A furnace burner is the component where the controlled mixture of fuel gas and air is ignited to create the heat that warms a home. The standard in modern, high-efficiency residential heating systems is the Inshot Burner, which is central to the design of condensing furnaces. This specific burner type works in conjunction with a sealed combustion system and a mechanical induced draft fan. This design framework is a direct response to modern energy standards, which prioritize maximum fuel efficiency and safety over previous generations of heating equipment.
The Current Standard: Inshot Burner Design
The Inshot burner is named for the way it “shoots” the air and gas mixture directly into the heat exchanger tubes in a horizontal direction. Unlike older systems that relied on natural airflow, the Inshot design depends on a controlled air supply provided by the furnace’s induced draft fan. This fan pulls the combustion gases through the heat exchanger and then exhausts them, which creates a negative pressure environment inside the combustion chamber.
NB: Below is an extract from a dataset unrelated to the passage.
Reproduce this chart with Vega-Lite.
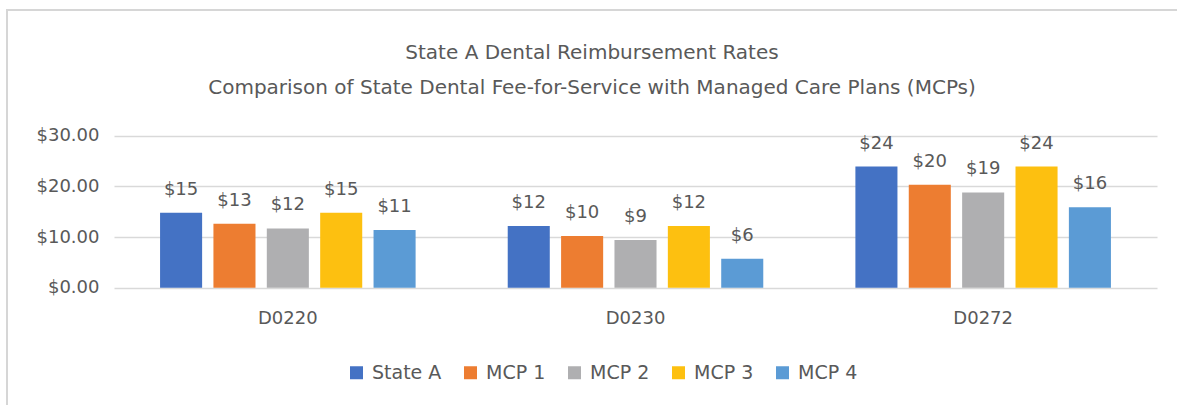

This negative pressure is what draws the precise amount of combustion air into the burner chamber, where it mixes with the gas metered by the gas valve. The design of the Inshot burner itself is compact, often constructed from durable materials like aluminized or stainless steel to resist high temperatures and corrosion. This forced-draft environment allows for a far more complete and controlled burn than previous designs, directly contributing to the furnace’s high Annual Fuel Utilization Efficiency (AFUE) rating.
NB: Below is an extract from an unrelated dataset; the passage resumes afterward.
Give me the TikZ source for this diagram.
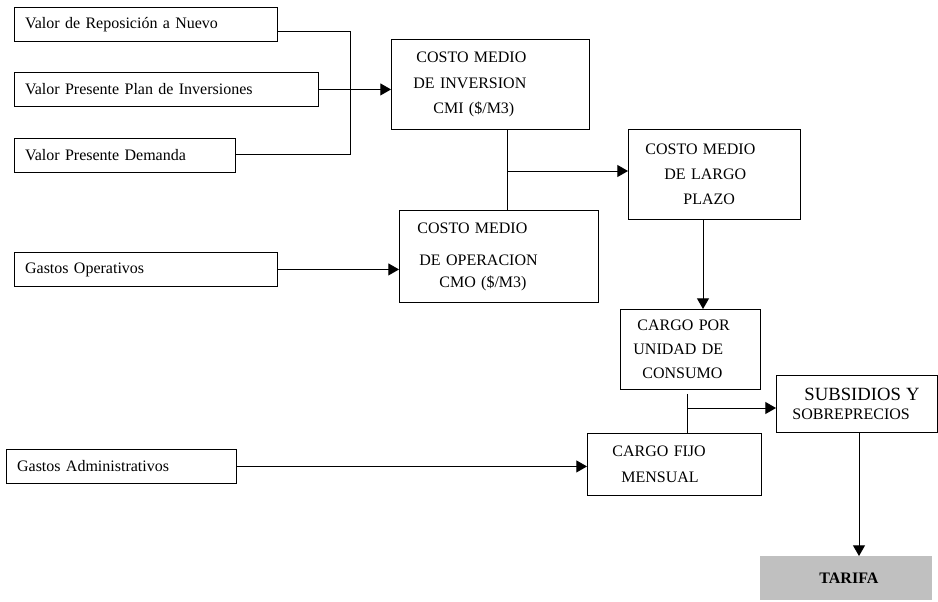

The Inshot burner is a key component in a sealed combustion system, which significantly enhances safety and efficiency. This system draws all necessary combustion air from outside the home through a dedicated pipe, rather than consuming conditioned air from the living space. By using outside air, the furnace maintains proper internal air pressure and eliminates the risk of backdrafting harmful combustion byproducts into the house. The gas and air are mixed internally in the burner body before being delivered to the heat exchanger, ensuring a highly stable and efficient flame pattern.
Modern Ignition Systems
The modern burner assembly requires a reliable ignition system, and nearly all new furnaces eliminate the inefficient standing pilot light. The most common technology deployed today is the Hot Surface Igniter (HSI), which replaces the continuous flame with an electrically heated element. This component is typically made from durable materials like silicon carbide or silicon nitride, which can rapidly heat to glowing temperatures when a current is applied.
When the thermostat signals a demand for heat, a specific sequence of operations is initiated to safely light the burner. The induced draft fan first starts to clear any residual gases, and then the HSI begins to energize. Once the igniter reaches a temperature high enough to ignite the gas, the main gas valve opens, and the fuel mixture flows over the glowing element. This process ensures the gas only flows when immediate ignition is guaranteed, saving fuel compared to a constantly burning pilot.
A less common, though still utilized, alternative to the HSI is the Intermittent Pilot system. This method uses an electronic spark to light a small pilot flame only when the thermostat calls for heat, unlike the older standing pilot that burned continuously. After the intermittent pilot is established and confirmed by a flame sensor, the main gas valve opens, and the pilot flame ignites the primary Inshot burners. Both the HSI and intermittent pilot systems are major advancements that eliminate the continuous waste of energy associated with older standing pilot designs.
Transitioning from Atmospheric Burners
The shift to the Inshot burner and induced draft technology was a necessary progression from the older Atmospheric burner design, which characterized lower-efficiency furnaces. Atmospheric burners relied on natural convection, or the chimney effect, to vent combustion gases and to draw in air for combustion. These older burners are often referred to as “Upshot” burners because their flames typically rose vertically into the heat exchanger.
The primary drawback of the atmospheric design was its reliance on a natural draft, meaning the flow of combustion air and exhaust was highly susceptible to external factors like wind and chimney conditions. These furnaces drew combustion air directly from the conditioned indoor air, which was inherently inefficient because the furnace was constantly pulling in and burning air that had already been heated. The heat loss up the flue was also significant because the exhaust gases were much warmer than in modern condensing units.
The inherent design of atmospheric systems created potential safety concerns, particularly the risk of backdrafting, where exhaust gases could spill into the home if the chimney flue became blocked or experienced a downdraft. By moving to the induced draft fan and sealed combustion of the Inshot design, manufacturers gained mechanical control over airflow and pressure. This transition allowed for safer operation and the recovery of heat from the exhaust gases, pushing modern furnace efficiencies well above the 90% AFUE mark.